In 2009, Mexico’s Secretariat (ministry) of Social Development put out a tender for purchasing ecological stoves for distribution, but it focused more on the price factor than on efficiency or durability, critics say.

“Stoves that have not been tested in either laboratories or the field have been presented in the tender,” said GIRA’s Berrueta. “The stoves have to be evaluated, and minimum operating standards must be set. Any stoves that are distributed with public funds should be certified first.”

One difficulty lies in the lack of official standards for ecological stoves, which means manufacturers can assemble them according to their own criteria.

“Governments shouldn’t just distribute stoves, but should raise awareness about the problems in question,” said Grinnell.

FAO representative Graziano da Silva said fuel-efficient stoves are a good tool, but should be tried and tested before they are purchased and distributed.

The ONIL stoves cost between 90 and 140 dollars, while the Patsari stove costs around 75 dollars. In both cases, subsidies from NGOs and the government are available to purchase and install the stoves.

The ONIL and Patsari stoves and other improved cooking stove projects are seeking to qualify for carbon credits under the Clean Development Mechanism (CDM), which awards credits to projects in developing countries that reduce greenhouse gas emissions.

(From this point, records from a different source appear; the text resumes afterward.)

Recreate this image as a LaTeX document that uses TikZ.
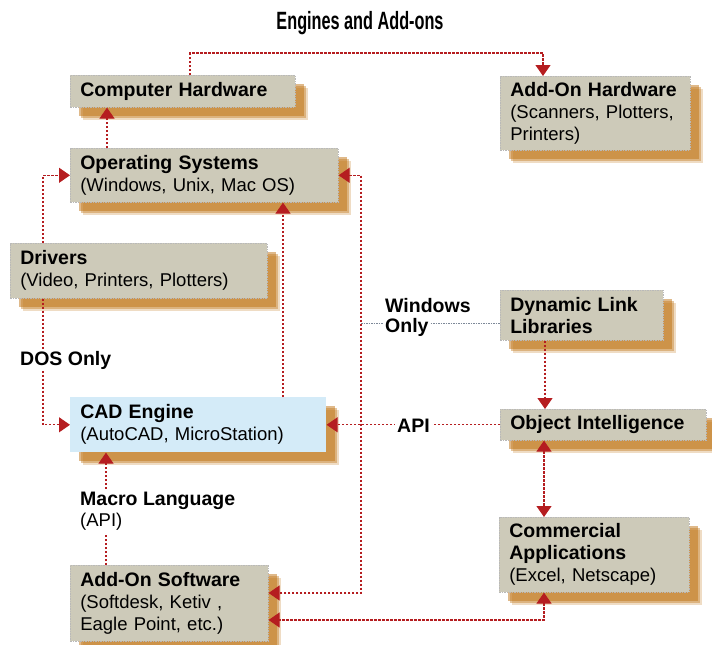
\documentclass[tikz,border=0pt]{standalone}
\usepackage{fontspec}
\setmainfont{Liberation Sans}
\usetikzlibrary{arrows.meta,shadows}
\definecolor{boxc}{HTML}{CDCAB9}
\definecolor{cadc}{HTML}{D4EBF8}
\definecolor{shc}{HTML}{BF7415}
\definecolor{rdc}{HTML}{B51D20}
\definecolor{grc}{HTML}{7D8898}
\newcommand{\hd}[1]{{\fontsize{19.5}{22}\selectfont\bfseries #1}}
\begin{document}
\begin{tikzpicture}[x=1pt,y=-1pt,
  font=\fontsize{18.5}{22}\selectfont,
  shadowed/.style={
    general shadow={shadow xshift=13pt, shadow yshift=-13pt, fill=shc, opacity=0.25},
    general shadow={shadow xshift=11pt, shadow yshift=-11pt, fill=shc, opacity=0.4},
    general shadow={shadow xshift=9pt, shadow yshift=-9pt, fill=shc, opacity=0.5}},
  box/.style={fill=boxc, draw=gray!55, line width=0.6pt, dash pattern=on 1.5pt off 1pt,
    anchor=north west, align=left, inner xsep=10pt, inner ysep=0pt, shadowed},
  conn/.style={draw=rdc, line width=1.1pt, dash pattern=on 2.5pt off 1.5pt,
    >={Triangle[width=15pt,length=11pt]}},
  gcon/.style={draw=grc, line width=0.7pt, dash pattern=on 1.5pt off 1pt},
  lbl/.style={font=\fontsize{19.5}{21}\selectfont\bfseries, fill=white, inner sep=2pt}
]
\useasboundingbox (0,0) rectangle (712,645);

\node[anchor=base] (title) at (360,29) {\fontsize{25}{27}\selectfont\bfseries\scalebox{0.65}[1]{Engines and Add-ons}};

\node[box, minimum width=225pt, minimum height=32pt, text width=205pt] (ch) at (70,75) {\hd{Computer Hardware}};
\node[box, minimum width=190pt, minimum height=74pt, text width=170pt] (ah) at (500,76) {\hd{Add-On Hardware}\\(Scanners, Plotters,\\Printers)};
\node[box, minimum width=268pt, minimum height=54pt, text width=248pt] (os) at (70,148) {\hd{Operating Systems}\\(Windows, Unix, Mac OS)};
\node[box, minimum width=257pt, minimum height=55pt, text width=237pt] (drv) at (10,243) {\hd{Drivers}\\(Video, Printers, Plotters)};
\node[box, fill=cadc, draw=none, minimum width=256pt, minimum height=55pt, text width=236pt] (cad) at (70,397) {\hd{CAD Engine}\\(AutoCAD, MicroStation)};
\node[box, minimum width=198pt, minimum height=76pt, text width=178pt] (as) at (70,565) {\hd{Add-On Software}\\(Softdesk, Ketiv ,\\Eagle Point, etc.)};
\node[box, minimum width=163pt, minimum height=50pt, text width=143pt] (dll) at (500,290) {\hd{Dynamic Link}\\\hd{Libraries}};
\node[box, minimum width=206pt, minimum height=31pt, text width=186pt] (oi) at (500,409) {\hd{Object Intelligence}};
\node[box, minimum width=190pt, minimum height=75pt, text width=170pt] (ca) at (499,517) {\hd{Commercial}\\\hd{Applications}\\(Excel, Netscape)};

\draw[conn,->] ([xshift=120pt]ch.north west) -- ++(0,-22) -| ([xshift=43pt]ah.north west);
\draw[conn,->] ([xshift=37pt]os.north west) -- ([xshift=37pt]ch.south west);
\draw[conn,->] ([xshift=33pt]drv.north west) |- (os.west);
\draw[conn,->] ([xshift=33pt]drv.south west) |- (cad.west);
\draw[conn,->] ([xshift=213pt]cad.north west) -- ([xshift=213pt]os.south west);
\draw[conn,->] ([xshift=36pt]as.north west) -- ([xshift=36pt]cad.south west);
\coordinate (rv) at (361,593);
\draw[conn,<->] (os.east) -| (rv) -- (rv -| as.east);
\draw[conn,->] (oi.west) -- (cad.east);
\draw[conn,->] ([xshift=45pt]dll.south west) -- ([xshift=45pt]oi.north west);
\draw[conn,<->] ([xshift=44pt]oi.south west) -- ([xshift=45pt]ca.north west);
\draw[conn,<->] ([xshift=45pt]ca.south west) |- ([yshift=-55pt]as.north east);

\node[lbl, anchor=base west] (dos) at (18,365) {DOS Only};
\node[lbl, anchor=base west] (api) at (395,432) {API};
\node[lbl, anchor=base west, fill=none] (win) at (383,312) {Windows};
\node[lbl, anchor=base west] (only) at (383,332) {Only};
\node[lbl, anchor=north west, align=left, inner sep=3pt] (mac) at (77,489) {Macro Language\\{\mdseries\fontsize{18.5}{21}\selectfont (API)}};

\coordinate (wo) at (361,323);
\draw[gcon] (wo) -- (wo -| only.west);
\draw[gcon] (wo -| only.east) -- (wo -| dll.west);
\end{tikzpicture}
\end{document}
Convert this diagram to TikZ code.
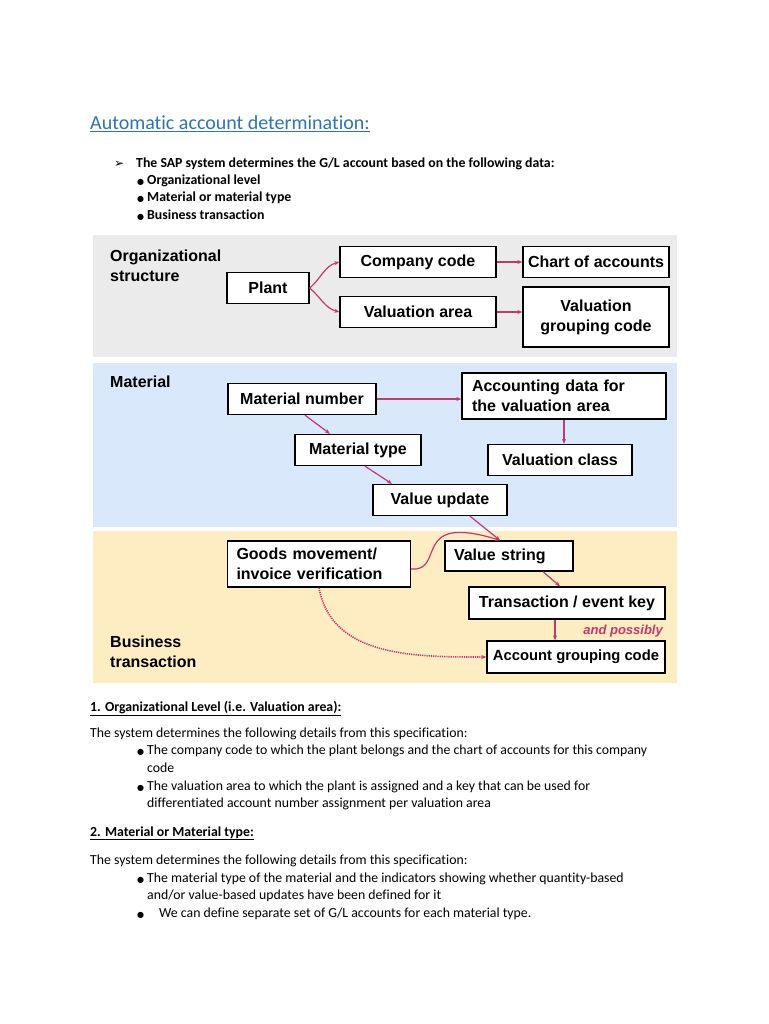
\documentclass[tikz,border=0pt]{standalone}
\usepackage{fontspec}
\setmainfont{Carlito}[Ligatures=NoCommon]
\newfontfamily\diagfont{Liberation Sans}
\newfontfamily\symfont{DejaVu Sans}
\usetikzlibrary{arrows.meta}
\definecolor{titleblue}{RGB}{46,116,181}
\definecolor{bandgray}{RGB}{235,235,235}
\definecolor{bandblue}{RGB}{218,232,251}
\definecolor{bandyellow}{RGB}{254,236,194}
\definecolor{linkpink}{RGB}{196,56,108}
\newcommand{\bul}{{\symfont\fontsize{8}{8}\selectfont ●}}
\tikzset{
  body/.style={anchor=base west, inner sep=0pt, font=\fontsize{13.8}{17}\selectfont},
  bodybold/.style={body, font=\bfseries\fontsize{13.8}{17}\selectfont},
  box/.style={draw=black, line width=1.3pt, fill=white, inner sep=0pt, font=\diagfont\bfseries\fontsize{16}{20}\selectfont},
  bandlabel/.style={anchor=north west, inner sep=0pt, align=left, font=\diagfont\bfseries\fontsize{16}{19.5}\selectfont},
  link/.style={draw=linkpink, line width=1.2pt, -{Stealth[length=5pt,width=4pt]}}
}
\begin{document}
\begin{tikzpicture}[x=1pt,y=-1pt]
\fill[white] (0,0) rectangle (768,1024);
\useasboundingbox (0,0) rectangle (768,1024);
\node[body, font=\fontsize{20}{24}\selectfont, text=titleblue] (title) at (90,130) {\underline{Automatic account determination:}};
\node[body] (arrowmark) at (114,168) {\symfont\fontsize{12}{12}\selectfont ➢};
\node[bodybold] (intro) at (136,168) {The SAP system determines the G/L account based on the following data:};
\node[bodybold] (dataA) at (137,185) {\makebox[10pt][l]{\bul}Organizational level};
\node[bodybold] (dataB) at (137,202) {\makebox[10pt][l]{\bul}Material or material type};
\node[bodybold] (dataC) at (137,219) {\makebox[10pt][l]{\bul}Business transaction};
\fill[bandgray] (93,235) rectangle (677,357);
\fill[bandblue] (93,363) rectangle (677,527);
\fill[bandyellow] (93,531) rectangle (677,683);
\node[bandlabel] (orglabel) at (110,250) {Organizational\\structure};
\node[box, minimum width=82pt, minimum height=31pt] (plant) at (268,288) {Plant};
\node[box, minimum width=156pt, minimum height=31pt] (compcode) at (418,262) {Company code};
\node[box, minimum width=156pt, minimum height=31pt] (valarea) at (418,312) {Valuation area};
\node[box, minimum width=146pt, minimum height=31pt] (chart) at (596,262) {Chart of accounts};
\node[box, minimum width=146pt, minimum height=60pt, align=center] (valgroup) at (596,317) {Valuation\\grouping code};
\node[bandlabel] (matlabel) at (110,376) {Material};
\node[box, minimum width=148pt, minimum height=31pt] (matnum) at (302,399) {Material number};
\node[box, minimum width=204pt, minimum height=46pt, text width=184pt, align=left] (accdata) at (564,396) {Accounting data for\\the valuation area};
\node[box, minimum width=144pt, minimum height=31pt] (valclass) at (560,460) {Valuation class};
\node[box, minimum width=126pt, minimum height=31pt] (mattype) at (358,450) {Material type};
\node[box, minimum width=134pt, minimum height=31pt] (valupd) at (440,500) {Value update};
\node[bandlabel] (buslabel) at (110,636) {Business\\transaction};
\node[box, minimum width=183pt, minimum height=46pt, text width=165pt, align=left] (goods) at (319,564) {Goods movement/\\invoice verification};
\node[box, minimum width=128pt, minimum height=30pt, text width=110pt, align=left] (valstr) at (509,556) {Value string};
\node[box, minimum width=196pt, minimum height=32pt] (transkey) at (567,603) {Transaction / event key};
\node[box, minimum width=178pt, minimum height=32pt, font=\diagfont\bfseries\fontsize{14.8}{18}\selectfont] (accgroup) at (576,657) {Account grouping code};
\node[anchor=base east, inner sep=0pt, text=linkpink, font=\diagfont\bfseries\itshape\fontsize{13}{15}\selectfont] (possibly) at (663,634) {and possibly};
\draw[link] (plant.east) to[out=40,in=195] (compcode.west);
\draw[link] (plant.east) to[out=-40,in=165] (valarea.west);
\draw[link] (compcode) -- (chart);
\draw[link] (valarea) -- (valarea -| valgroup.west);
\draw[link] (matnum) -- (matnum -| accdata.west);
\draw[link] ([xshift=3pt]matnum.south) -- ([xshift=-28pt]mattype.north);
\draw[link] ([xshift=7pt]mattype.south) -- ([xshift=-48pt]valupd.north);
\draw[link] (accdata.south) -- (accdata.south |- valclass.north);
\coordinate (vsin) at ([xshift=-9pt]valstr.north);
\draw[link] ([xshift=30pt]valupd.south) -- (vsin);
\draw[link] ([yshift=-5pt]goods.east) .. controls +(35,3) and +(-90,-28) .. (vsin);
\draw[link] ([xshift=34pt]valstr.south) -- ([xshift=-7pt]transkey.north);
\coordinate (tkout) at ([xshift=-12pt]transkey.south);
\draw[link] (tkout) -- (tkout |- accgroup.north);
\draw[link, densely dotted, line width=1.6pt] (goods.south) to[out=-80,in=180] (accgroup.west);
\node[bodybold] (headA) at (90,711) {\underline{1. Organizational Level (i.e. Valuation area):}};
\node[body] (specA) at (90,737) {The system determines the following details from this specification:};
\node[body] (itemA1) at (137,754) {\makebox[10pt][l]{\bul}The company code to which the plant belongs and the chart of accounts for this company};
\node[body] (itemA1b) at (147,772) {code};
\node[body] (itemA2) at (137,790) {\makebox[10pt][l]{\bul}The valuation area to which the plant is assigned and a key that can be used for};
\node[body] (itemA2b) at (147,807) {differentiated account number assignment per valuation area};
\node[bodybold] (headB) at (90,836) {\underline{2. Material or Material type:}};
\node[body] (specB) at (90,864) {The system determines the following details from this specification:};
\node[body] (itemB1) at (137,882) {\makebox[10pt][l]{\bul}The material type of the material and the indicators showing whether quantity-based};
\node[body] (itemB1b) at (147,899) {and/or value-based updates have been defined for it};
\node[body] (itemB2) at (137,917) {\makebox[22pt][l]{\bul}We can define separate set of G/L accounts for each material type.};
\end{tikzpicture}
\end{document}
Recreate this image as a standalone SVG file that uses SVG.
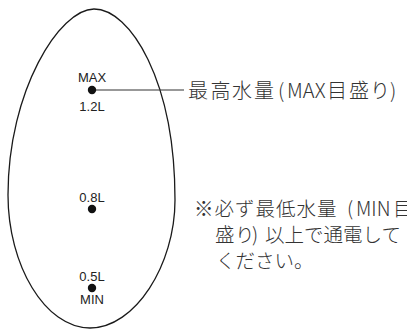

The carbon credits can then be purchased by polluters in developed countries in order to offset their own emissions and meet their commitments to cut emissions under the Kyoto Protocol on climate change.

Each ONIL stove is estimated to reduce carbon dioxide (CO2) emissions by nearly three tons a year, while the estimate for the Patsari stove is between three and five tons a year.

Although Professor Ortiz acknowledged that the proliferation of improved cook stoves could fuel firewood consumption, he said that combined with reforestation efforts, they are a better option than the introduction of electric stoves in rural areas.

Several improved biomass stoves have won Britain-based Ashden Awards for Sustainable Energy, known globally as the “green Oscars”: the HELPS International ONIL stove, developed by Don O’Neal, in 2004; GIRA’s Patsari stove in 2006; and the Aprovecho Research Centre’s portable fuel-efficient stove in 2009.